In so many restaurants appetizers elate and mains lose momentum, but the exact opposite occurs at Acme F&B. Along with those oysters that disappoint, a crab and grapefruit gratin coiffed with a tangle of lemon-dressed frisée is confusing. The grapefruit and seafood could be best of friends on their own, but the blanket of heavy cream the mixture swims in clashes with the bright citrus.

The offal schnitzel was a letdown, too. The small pieces of meat were oily, lost some breading and seemed out of place in an otherwise beautiful plate boasting capers, arugula and a fried egg with a perfectly runny yolk. Had the kitchen "schnitzeled" a tender, pounded piece of pork, this might be one of Acme's best plates, but while the restaurant should be praised for embracing nose-to-tail cookery, there are other ways to get customers to eat organs than breading and bubbling oil.

Ditto on the croquettes used to hide sweetbreads and tongue in a suspension of runny bechamel. If a restaurant is to educate its diners on the enjoyment of offal it has to make the organ meat the center of the stage. It has to let the guts shine.

Want proof? Try the charcuterie plate. The headcheese is a loose pâté made from the cooked face of a pig. The meat is coarsely chopped, lightly seasoned and subtly supported by a fig compote — it's delicious. There's a chicken liver mousse that shares the plate too. Only earthy liver dominates the palate as the smooth texture melts away, yet it's so rich and flavorful it draws an audible sigh at first bite.

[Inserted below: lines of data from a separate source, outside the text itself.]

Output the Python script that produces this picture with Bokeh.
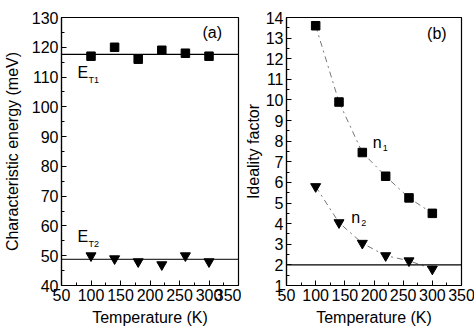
from bokeh.plotting import figure
from bokeh.layouts import row
from bokeh.models import FixedTicker, Span, Range1d
from bokeh.core.properties import value
from bokeh.embed import file_html
from bokeh.resources import INLINE

# ---- data ----
temps = [100, 140, 180, 220, 260, 300]
et1 = [117, 120, 116, 119, 118, 117]
et2 = [50, 49, 48, 47, 50, 48]
et1_level = 117.6
et2_level = 48.8
n1 = [13.6, 9.9, 7.45, 6.3, 5.25, 4.5]
n2 = [5.8, 4.05, 3.05, 2.45, 2.2, 1.8]
n_level = 2.0
x_ticks = [50, 100, 150, 200, 250, 300, 350]
ya_ticks = [40, 50, 60, 70, 80, 90, 100, 110, 120, 130]
yb_ticks = list(range(1, 15))

FONT = "Liberation Sans"
FS = "16px"


def style(p, xt, yt, xminor, yminor, ylab_standoff):
    p.xgrid.visible = False
    p.ygrid.visible = False
    p.outline_line_color = "black"
    p.outline_line_width = 1.2
    for ax in (p.xaxis[0], p.yaxis[0]):
        ax.axis_line_color = "black"
        ax.axis_line_width = 1.2
        ax.major_tick_in = 5
        ax.major_tick_out = 0
        ax.minor_tick_in = 3
        ax.minor_tick_out = 0
        ax.major_tick_line_color = "black"
        ax.minor_tick_line_color = "black"
        ax.major_label_text_font = FONT
        ax.major_label_text_font_size = FS
        ax.major_label_text_color = "black"
        ax.axis_label_text_font = FONT
        ax.axis_label_text_font_size = FS
        ax.axis_label_text_font_style = "normal"
        ax.axis_label_text_color = "black"
    p.xaxis[0].ticker = FixedTicker(ticks=xt, minor_ticks=xminor)
    p.yaxis[0].ticker = FixedTicker(ticks=yt, minor_ticks=yminor)
    p.xaxis[0].major_label_standoff = 3
    p.yaxis[0].major_label_standoff = 3
    p.xaxis[0].axis_label_standoff = 5
    p.yaxis[0].axis_label_standoff = ylab_standoff


def txt(p, x, y, s, size=FS, xo=0, yo=0):
    p.text(x=[x], y=[y], text=[s], text_font=value(FONT), text_font_size=size,
           text_align="left", text_baseline="middle", text_color="black",
           x_offset=xo, y_offset=yo)


# ---- panel (a) ----
pa = figure(frame_width=177, frame_height=268, min_border_left=60, min_border_right=3,
            min_border_top=17, min_border_bottom=47, output_backend="svg",
            toolbar_location=None, x_range=Range1d(50, 350), y_range=Range1d(40, 130))
style(pa, x_ticks, ya_ticks, [75 + 50 * i for i in range(6)], [45 + 10 * i for i in range(9)], 8)
pa.xaxis.axis_label = "Temperature (K)"
pa.yaxis.axis_label = "Characteristic energy (meV)"
pa.add_layout(Span(location=et1_level, dimension="width", line_color="black", line_width=1.3))
pa.add_layout(Span(location=et2_level, dimension="width", line_color="black", line_width=1))
pa.scatter(temps, et1, marker="square", size=8.5, color="black")
pa.scatter(temps, et2, marker="inverted_triangle", size=10, color="black")
txt(pa, 289, 125, "(a)")
txt(pa, 77, 111.5, "E")
txt(pa, 77, 111.5, "T1", size="9px", xo=11, yo=7)
txt(pa, 77, 56.3, "E")
txt(pa, 77, 56.3, "T2", size="9px", xo=11, yo=7)

# ---- panel (b) ----
pb = figure(frame_width=175, frame_height=268, min_border_left=44, min_border_right=15,
            min_border_top=17, min_border_bottom=47, output_backend="svg",
            toolbar_location=None, x_range=Range1d(50, 350), y_range=Range1d(1, 14))
style(pb, x_ticks, yb_ticks, [75 + 50 * i for i in range(6)], [1.5 + i for i in range(13)], 1)
pb.xaxis.axis_label = "Temperature (K)"
pb.yaxis.axis_label = "Ideality factor"
pb.add_layout(Span(location=n_level, dimension="width", line_color="black", line_width=1.3))
pb.line(temps, n1, line_color="#777777", line_width=1, line_dash="dashdot")
pb.line(temps, n2, line_color="#777777", line_width=1, line_dash="dashdot")
pb.scatter(temps, n1, marker="square", size=8.5, color="black")
pb.scatter(temps, n2, marker="inverted_triangle", size=10, color="black")
txt(pb, 291, 13.22, "(b)")
txt(pb, 198, 7.95, "n")
txt(pb, 198, 7.95, "1", size="9px", xo=10, yo=6)
txt(pb, 161, 4.3, "n")
txt(pb, 161, 4.3, "2", size="9px", xo=10, yo=6)

layout = row(pa, pb, spacing=0)
open("out.html", "w").write(file_html(layout, INLINE))
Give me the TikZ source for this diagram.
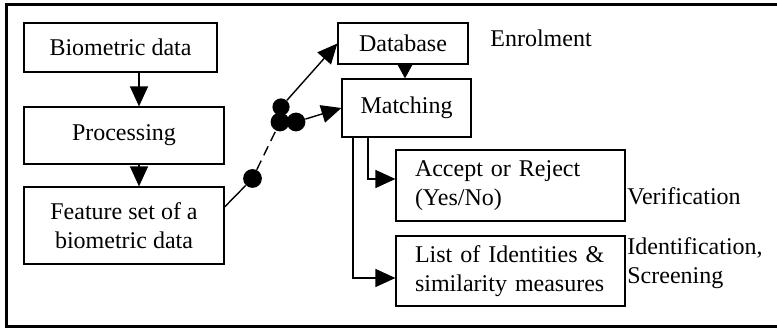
\documentclass[tikz,border=0pt]{standalone}
\usepackage{fontspec}
\setmainfont{Liberation Serif}
\usetikzlibrary{arrows.meta}
\begin{document}
\begin{tikzpicture}[x=0.5pt,y=-0.5pt,
  txt/.style={font=\fontsize{12}{14.5}\selectfont},
  box/.style={txt,draw,line width=0.6pt,rectangle,inner sep=0pt,align=center},
  lbox/.style={txt,draw,line width=0.6pt,rectangle,inner ysep=0pt,inner xsep=9.5pt,align=left,text width=95.5pt},
  lab/.style={txt,anchor=west,inner sep=0pt,align=left},
  con/.style={line width=0.7pt},
  arr/.style={con,-{Triangle[length=10pt,width=9pt]}},
  sarr/.style={con,-{Triangle[length=7.5pt,width=8pt]}},
  dot/.style={circle,fill,inner sep=0pt,minimum size=9.4pt}]
\useasboundingbox (0,0) rectangle (777,330);
\draw[line width=1.5pt] (790,4.5) -- (6.5,4.5) -- (6.5,327) -- (790,327);
\node[box,minimum width=96.5pt,minimum height=24.5pt] (bio) at (120.5,47.5) {Biometric data};
\node[box,minimum width=100pt,minimum height=28.5pt] (proc) at (124,135.5) {Processing};
\node[box,minimum width=100pt,minimum height=38.5pt] (feat) at (124,225.5) {Feature set of a\\biometric data};
\node[box,minimum width=65pt,minimum height=20.5pt] (db) at (403,43.5) {Database};
\node[box,minimum width=64.5pt,minimum height=29pt] (match) at (406.5,108) {Matching};
\node[lbox,minimum height=35.5pt] (acc) at (510.5,185.5) {Accept or Reject\\(Yes/No)};
\node[lbox,minimum height=35pt] (list) at (510.5,271) {List of Identities \&\\similarity measures};
\node[lab] (enr) at (490,38) {Enrolment};
\node[lab] (ver) at (627,196) {Verification};
\node[lab] (ident) at (627,263) {Identification,\\Screening};
\node[dot] (d1) at (252.5,178.5) {};
\node[dot,minimum size=8.6pt] (d2) at (281,107) {};
\node[dot] (d3) at (280,122) {};
\node[dot] (d4) at (296,122) {};
\draw[arr] (139,0 |- bio.south) -- (139,0 |- proc.north);
\draw[arr] (139,0 |- proc.south) -- (139,0 |- feat.north);
\draw[con] ([yshift=9.25pt]feat.east) -- (d1);
\draw[con,dash pattern=on 5pt off 3pt] (d1) -- (d3);
\draw[arr] (d2) -- (db.west);
\draw[arr] (d4) -- (match.west);
\draw[sarr] (405,0 |- db.south) -- (405,0 |- match.north);
\draw[arr] (368,0 |- match.south) |- ([yshift=3.25pt]acc.west);
\draw[arr] (353,0 |- match.south) |- ([yshift=-3.5pt]list.west);
\end{tikzpicture}
\end{document}
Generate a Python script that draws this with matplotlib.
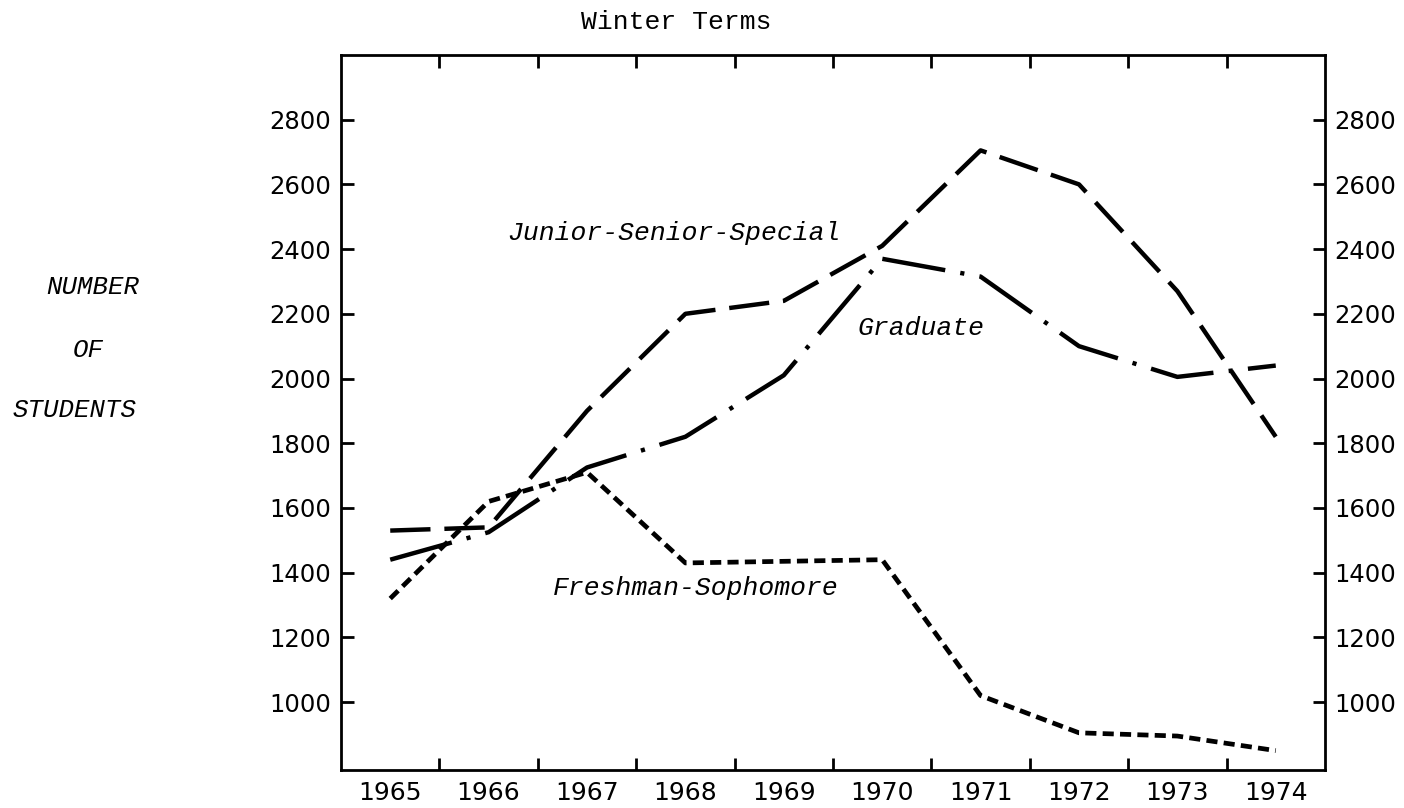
import numpy as np
import matplotlib
matplotlib.use('Agg')
import matplotlib.pyplot as plt

# Winter term enrolment by class level
anos = [1965, 1966, 1967, 1968, 1969, 1970, 1971, 1972, 1973, 1974]
calouros = [1320, 1620, 1710, 1430, 1435, 1440, 1020, 905, 895, 850]
junior_senior = [1530, 1540, 1900, 2200, 2240, 2410, 2705, 2600, 2270, 1820]
graduacao = [1440, 1525, 1725, 1820, 2010, 2370, 2315, 2100, 2005, 2040]

yticks = [1000, 1200, 1400, 1600, 1800, 2000, 2200, 2400, 2600, 2800]

plt.rcParams['lines.scale_dashes'] = False
mono = 'Liberation Mono'

fig = plt.figure(figsize=(14.04, 8.08), dpi=100)
ax = fig.add_axes([0.2429, 0.047, 0.7008, 0.885])

ax.plot(anos, junior_senior, color='black', lw=3.2, dashes=(29, 10))
ax.plot(anos, graduacao, color='black', lw=3.2, dashes=(46, 11, 3, 11))
ax.plot(anos, calouros, color='black', lw=3.4, dashes=(8, 4.5))

ax.set_xlim(1964.5, 1974.5)
ax.set_ylim(790, 3000)

# ticks between the years, labels centred on each year
ax.set_xticks(np.arange(1965.5, 1974, 1.0))
ax.set_xticklabels([])
ax.set_xticks(anos, minor=True)
ax.set_xticklabels([str(a) for a in anos], minor=True, fontsize=18)
ax.tick_params(axis='x', which='major', direction='in', top=True, bottom=True,
               length=9, width=2)
ax.tick_params(axis='x', which='minor', length=0, pad=8)

ax.set_yticks(yticks)
ax.set_yticklabels([str(v) for v in yticks], fontsize=17.5)
ax.tick_params(axis='y', direction='in', left=True, right=True, labelright=True,
               length=9, width=2, pad=7)

for s in ax.spines.values():
    s.set_linewidth(2)

ax.text(1966.19, 2451, 'Junior-Senior-Special', family=mono, style='italic',
        fontsize=19, ha='left', va='center')
ax.text(1969.75, 2157, 'Graduate', family=mono, style='italic',
        fontsize=19, ha='left', va='center')
ax.text(1966.65, 1353, 'Freshman-Sophomore', family=mono, style='italic',
        fontsize=19, ha='left', va='center')

fig.text(0.482, 0.973, 'Winter Terms', family=mono, fontsize=19,
         ha='center', va='center')
fig.text(0.066, 0.645, 'NUMBER', family=mono, style='italic', fontsize=18.5,
         ha='center', va='center')
fig.text(0.063, 0.567, 'OF', family=mono, style='italic', fontsize=18.5,
         ha='center', va='center')
fig.text(0.053, 0.493, 'STUDENTS', family=mono, style='italic', fontsize=18.5,
         ha='center', va='center')

plt.savefig('out.png', dpi=100)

Restaurants like Lucia and Campo have proven there are adventurous diners in Dallas, ready to expand their palates and explore a style of cooking that has been mostly dormant here for decades, if not forever. They've eaten pudding thickened with pig's blood and the raw hearts of cows and licked their plates clean, but they've been stuck in bohemian Oak Cliff. Acme F&B has a chance to teach a new set of diners that eating meat isn't all about rib-eyes and fillets — there are blood and bone marrow and guts, too. A whole-animal allocation program shouldn't be about disguising organ meats, but celebrating them for what they are: interesting, flavorful cuts some might otherwise never get to know.